The second amended complaint alleges that Szucs received two checks and a fund transfer totaling $66,666 from Pittway that belonged to Qualico in connection with an agreement to purchase and develop a certain piece of property. Szucs, Traynor, and Jenkins were equal shareholders of the corporation. The transaction in question is not an action on the notes. Instead, Qualico asserts claims for breach of fiduciary duty, conversion, and civil theft against Szucs. As a party to the agreement and one of the corporation's shareholders, Szucs himself may be entitled to setoff for an indefinite interest or share according to the agreement. As such, we conclude that the damages under the second amended complaint are unliquidated.

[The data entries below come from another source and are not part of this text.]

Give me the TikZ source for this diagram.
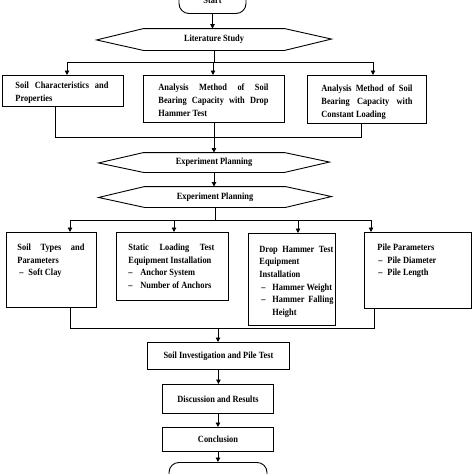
\documentclass[tikz,border=0pt]{standalone}
\usepackage{fontspec}
\setmainfont{Liberation Serif}[FakeStretch=0.88]
\usetikzlibrary{arrows.meta}
\newcommand\jline[2]{\makebox[#1][s]{#2}}
\newcommand\hexdraw[2]{\draw (#1.north west) -- (#1.north east) -- ++(#2,\hexh) -- (#1.south east) -- (#1.south west) -- ++(-#2,-\hexh) -- cycle;}
\newcommand\hexh{10}
\begin{document}
\begin{tikzpicture}[x=1pt,y=-1pt,
  line width=0.9pt,
  box/.style={draw, rectangle, inner sep=0pt, anchor=north west, font=\fontsize{9.5}{11}\selectfont\bfseries},
  txt/.style={anchor=north west, inner sep=0pt, align=left, font=\fontsize{9.5}{12.7}\selectfont\bfseries},
  hex/.style={inner sep=0pt, font=\fontsize{9.5}{11}\selectfont\bfseries},
  term/.style={draw, rounded corners=10pt, inner sep=0pt, font=\fontsize{9.5}{11}\selectfont\bfseries},
  arr/.style={-{Triangle[length=4.5pt,width=4.5pt]}},
]
\useasboundingbox (0,0) rectangle (474,474);

% terminals
\node[term, minimum width=67pt, minimum height=26pt] (start) at (212.5,0.5) {Start};
\node[term, minimum width=98pt, minimum height=30pt, anchor=north] (end) at (218,462) {};

% hexagons
\node[hex, minimum width=140pt, minimum height=21pt] (lit) at (214,39.5) {Literature Study};
\renewcommand\hexh{10.5}\hexdraw{lit}{47}
\node[hex, minimum width=140pt, minimum height=19pt] (ep1) at (214,162.5) {Experiment Planning};
\renewcommand\hexh{9.5}\hexdraw{ep1}{45}
\node[hex, minimum width=140pt, minimum height=20pt] (ep2) at (215,197) {Experiment Planning};
\renewcommand\hexh{10}\hexdraw{ep2}{46}

% first row boxes
\node[box, minimum width=121pt, minimum height=31pt] (b1) at (2,75) {};
\node[box, minimum width=141pt, minimum height=47pt] (b2) at (143,75) {};
\node[box, minimum width=119pt, minimum height=48pt] (b3) at (307,75) {};
\node[txt] (t1) at (15,81.5) {\jline{93pt}{Soil Characteristics and}\\Properties};
\node[txt] (t2) at (158,83.5) {\jline{110pt}{Analysis Method of Soil}\\\jline{110pt}{Bearing Capacity with Drop}\\Hammer Test};
\node[txt] (t3) at (321,84.5) {\jline{91pt}{Analysis Method of Soil}\\\jline{91pt}{Bearing Capacity with}\\Constant Loading};

% second row boxes
\node[box, minimum width=90pt, minimum height=75pt] (bA) at (6,232) {};
\node[box, minimum width=112pt, minimum height=68pt] (bB) at (116,232) {};
\node[box, minimum width=87pt, minimum height=92pt] (bC) at (248,233) {};
\node[box, minimum width=107pt, minimum height=76pt] (bD) at (364,232) {};
\node[txt] (tA) at (17,243.5) {\jline{67pt}{Soil Types and}\\Parameters\\\hspace*{2pt}\makebox[9pt][l]{--}Soft Clay};
\node[txt] (tB) at (128,243.5) {\jline{86pt}{Static Loading Test}\\Equipment Installation\\\makebox[12pt][l]{--}Anchor System\\\makebox[12pt][l]{--}Number of Anchors};
\node[txt] (tC) at (259,245.5) {\jline{74pt}{Drop Hammer Test}\\Equipment\\Installation\\\hspace*{2pt}\makebox[11pt][l]{--}Hammer Weight\\\makebox[74pt][s]{\hspace*{2pt}\makebox[11pt][l]{--}Hammer Falling}\\\hspace*{13pt}Height};
\node[txt] (tD) at (377,243.5) {Pile Parameters\\\hspace*{1pt}\makebox[9pt][l]{--}Pile Diameter\\\hspace*{1pt}\makebox[9pt][l]{--}Pile Length};

% lower boxes
\node[box, minimum width=142pt, minimum height=27pt] (s1) at (147,342) {Soil Investigation and Pile Test};
\node[box, minimum width=111pt, minimum height=29pt] (s2) at (162,384) {Discussion and Results};
\node[box, minimum width=111pt, minimum height=24pt] (s3) at (162,427) {Conclusion};

% connectors
\draw[arr] (start.south) -- (start.south |- lit.north);
\coordinate (j1) at (213,62);
\coordinate (p1) at (67,62);
\coordinate (p3) at (373,62);
\draw (lit.south) -- (lit.south |- j1);
\draw (p1) -- (p3);
\draw[arr] (p1) -- (p1 |- b1.north);
\draw[arr] (j1) -- (j1 |- b2.north);
\draw[arr] (p3) -- (p3 |- b3.north);

\coordinate (u1) at (55,137);
\coordinate (u3) at (361,137);
\draw (u1 |- b1.south) -- (u1) -- (u3) -- (u3 |- b3.south);
\draw[arr] (b2.south) -- (b2.south |- ep1.north);
\draw[arr] (ep1.south) -- (ep1.south |- ep2.north);

\coordinate (j2) at (215,220);
\coordinate (v1) at (70,220);
\coordinate (v2) at (174,220);
\coordinate (v3) at (298,220);
\coordinate (v4) at (371,220);
\draw (ep2.south) -- (j2);
\draw (v1) -- (v4);
\draw[arr] (v1) -- (v1 |- bA.north);
\draw[arr] (v2) -- (v2 |- bB.north);
\draw[arr] (v3) -- (v3 |- bC.north);
\draw[arr] (v4) -- (v4 |- bD.north);

\coordinate (w1) at (70,328);
\coordinate (w4) at (374,328);
\coordinate (w0) at (218,328);
\draw (w1 |- bA.south) -- (w1) -- (w4) -- (w4 |- bD.south);
\draw[arr] (w0) -- (w0 |- s1.north);
\draw[arr] (s1.south) -- (s1.south |- s2.north);
\draw[arr] (s2.south) -- (s2.south |- s3.north);
\draw[arr] (s3.south) -- (s3.south |- end.north);
\end{tikzpicture}
\end{document}
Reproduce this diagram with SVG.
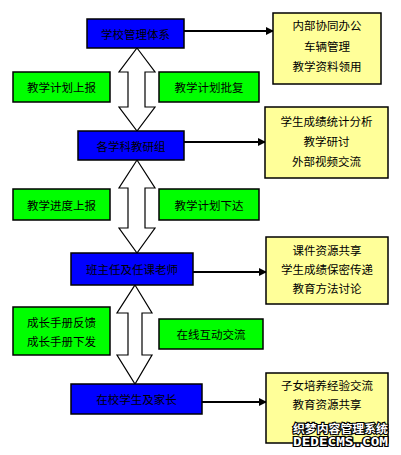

Because the damages are unliquidated, Szucs is entitled to a trial on the issue of damages. See Ansel v. Kizer, 428 So.2d 671 (Fla. 2d DCA 1982); Employee Benefit Claims, Inc. v. Diaz, 478 So.2d 379, 379 (Fla. 3d DCA 1985); Air Unlimited Inc. v. Volare Air, Inc., 428 So.2d 294, 294-95 (Fla. 3d DCA 1983). We disagree with Szucs' argument that he is entitled to a trial by jury. However, because the plaintiffs did not demand a jury trial, the matter may be tried by the court. Cf. Holiday Gulf Builders, Inc. v. Tahitian Gardens Condo., Inc., 443 So.2d 143, 145 (Fla. 2d DCA 1983); Air Unlimited Inc., 428 So.2d at 294-95; E. Koex Co., Ltd. v. Bonanza Import Export, Inc., 360 So.2d 153, 155 (Fla. 3d DCA 1978).
Accordingly we affirm the order denying the motion to vacate clerk's default and the summary judgment as to liability. Because the damages are not liquidated, however, we reverse the summary judgment as to damages and remand for a bench trial on the amount of Qualico's damages.
CASANUEVA and DANAHY, PAUL W., Senior Judge, Concur.